The airplane is not concerned about its motion relative to the ground. Movement through the air give the wings, tail, and control surfaces the ability to do their jobs. If the airplane is stopped on the ground, facing into a 30 knots wind, the airplane will perform as if it were moving down the runway at 30 knots during a time of calm wind.
If we were to initiate a takeoff in a typical small airplane, we might need to accelerate to about 60 knots indicated airspeed prior to becoming airborne. With calm wind conditions, the airplane would have to travel 60 knots over the ground to attain 60 knots of airspeed. However, if we began the takeoff facing 30 knots of wind, then the airplane sees 30 knots of indicated airspeed prior to movement relative to the ground. With this headwind, the airplane must only accelerate to 30 knots over the ground to reach its takeoff speed of 60 knots indicated airspeed. It quickly becomes apparent that wind can dramatically change the distance required for takeoff and climbout.
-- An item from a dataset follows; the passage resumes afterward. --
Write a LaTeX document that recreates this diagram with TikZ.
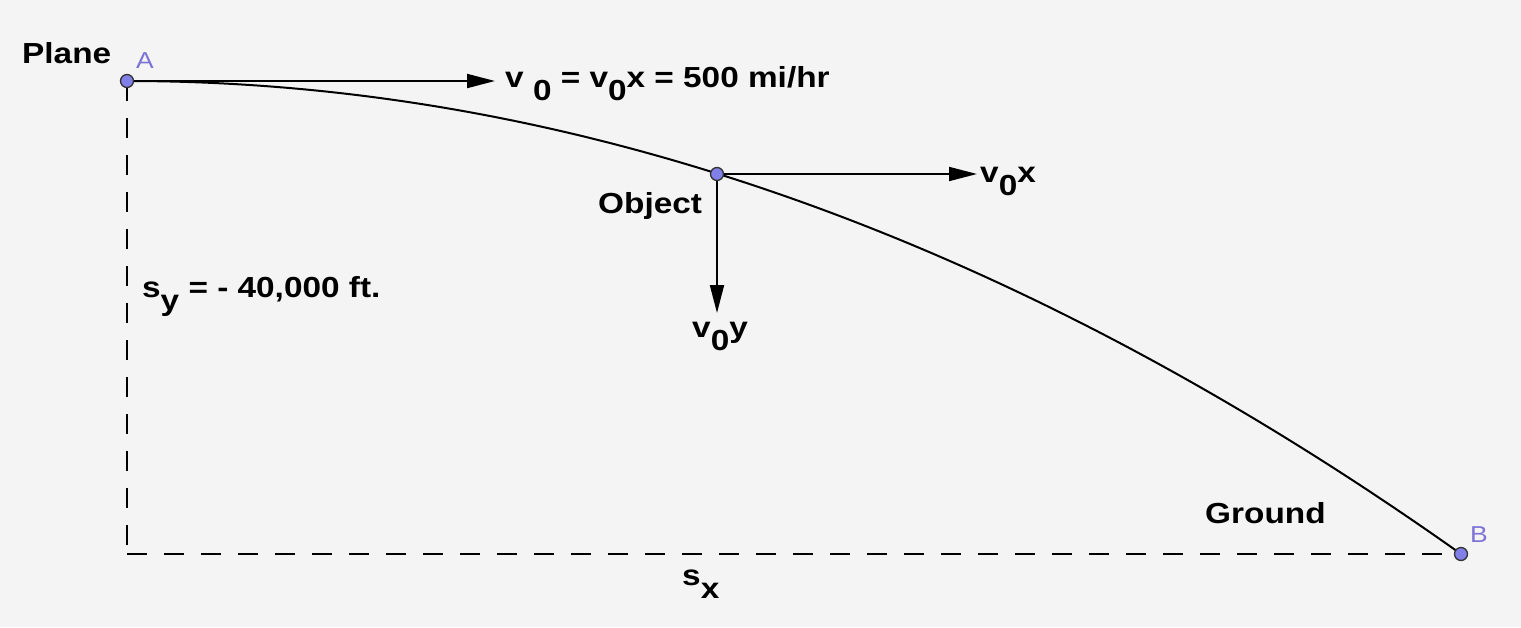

On the other hand, imagine we were to begin the takeoff roll with a 30 knot wind at our back. During the takeoff roll, the airplane attains 30 knots of speed relative to the ground, but still has no indicated airspeed, zero knots. A takeoff with this 30 knot tailwind will require the airplane reach a speed of 90 knots relative to the ground in order to see its required 60 knots of airspeed. This time the takeoff roll will be many times longer with a shallow climb angle.
For landing, wind is just as important a factor in its affect on aircraft performance. Just like takeoff, landing should be made into the wind to minimize ground speed and land in a shorter distance. If an emergency landing forces you to land with the wind, expect a fast groundspeed at touchdown, and a longer landing rollout. It is also easy to overshoot your intended landing point with a tailwind, since you are crossing over the ground at a faster than expected speed. Regardless of whether you see a fast or slow groundspeed, the most important rule to remember with an engine failure is to immediately establish the proper glide attitude and airspeed.
It is important to know how much headwind or tailwind will be encountered during the takeoff and landing. However, the wind rarely aligned exactly with the runway direction. Pilots use the wind component chart to break the wind into two components. One component is the headwind component, which is the portion of the total wind velocity that is blowing straight down the runway. The other is the crosswind component, that portion of the total wind that is blowing directly across the runway.
The wind component chart shows lines which represent the angular difference between the wind direction and the takeoff direction. The circles represent the total wind speed. For example, if the wind were 30 degrees to the right or left of blowing straight down the runway at a total speed of 30 knots, the pilot would follow the 30 degree line to the 30 knot circle. From this point, the headwind and crosswind components can be read on the side and bottom of the chart. In this case, the headwind component is 25 knots, while the crosswind component is 15 knots. These wind components can now be used by the pilot to better predict airplane performance.
The crosswind component is also important to the pilot. The airplane is certified with a maximum demonstrated crosswind component. This is the highest crosswind recommended by the manufacturer for landings. Control of the airplane may be difficult with high crosswinds, especially if the runway is contaminated with rain, snow, ice, or slush. Also, it is common for flight instructors to place a crosswind limitation in the logbook of student pilots with solo privileges, until the student has more experience in crosswind conditions.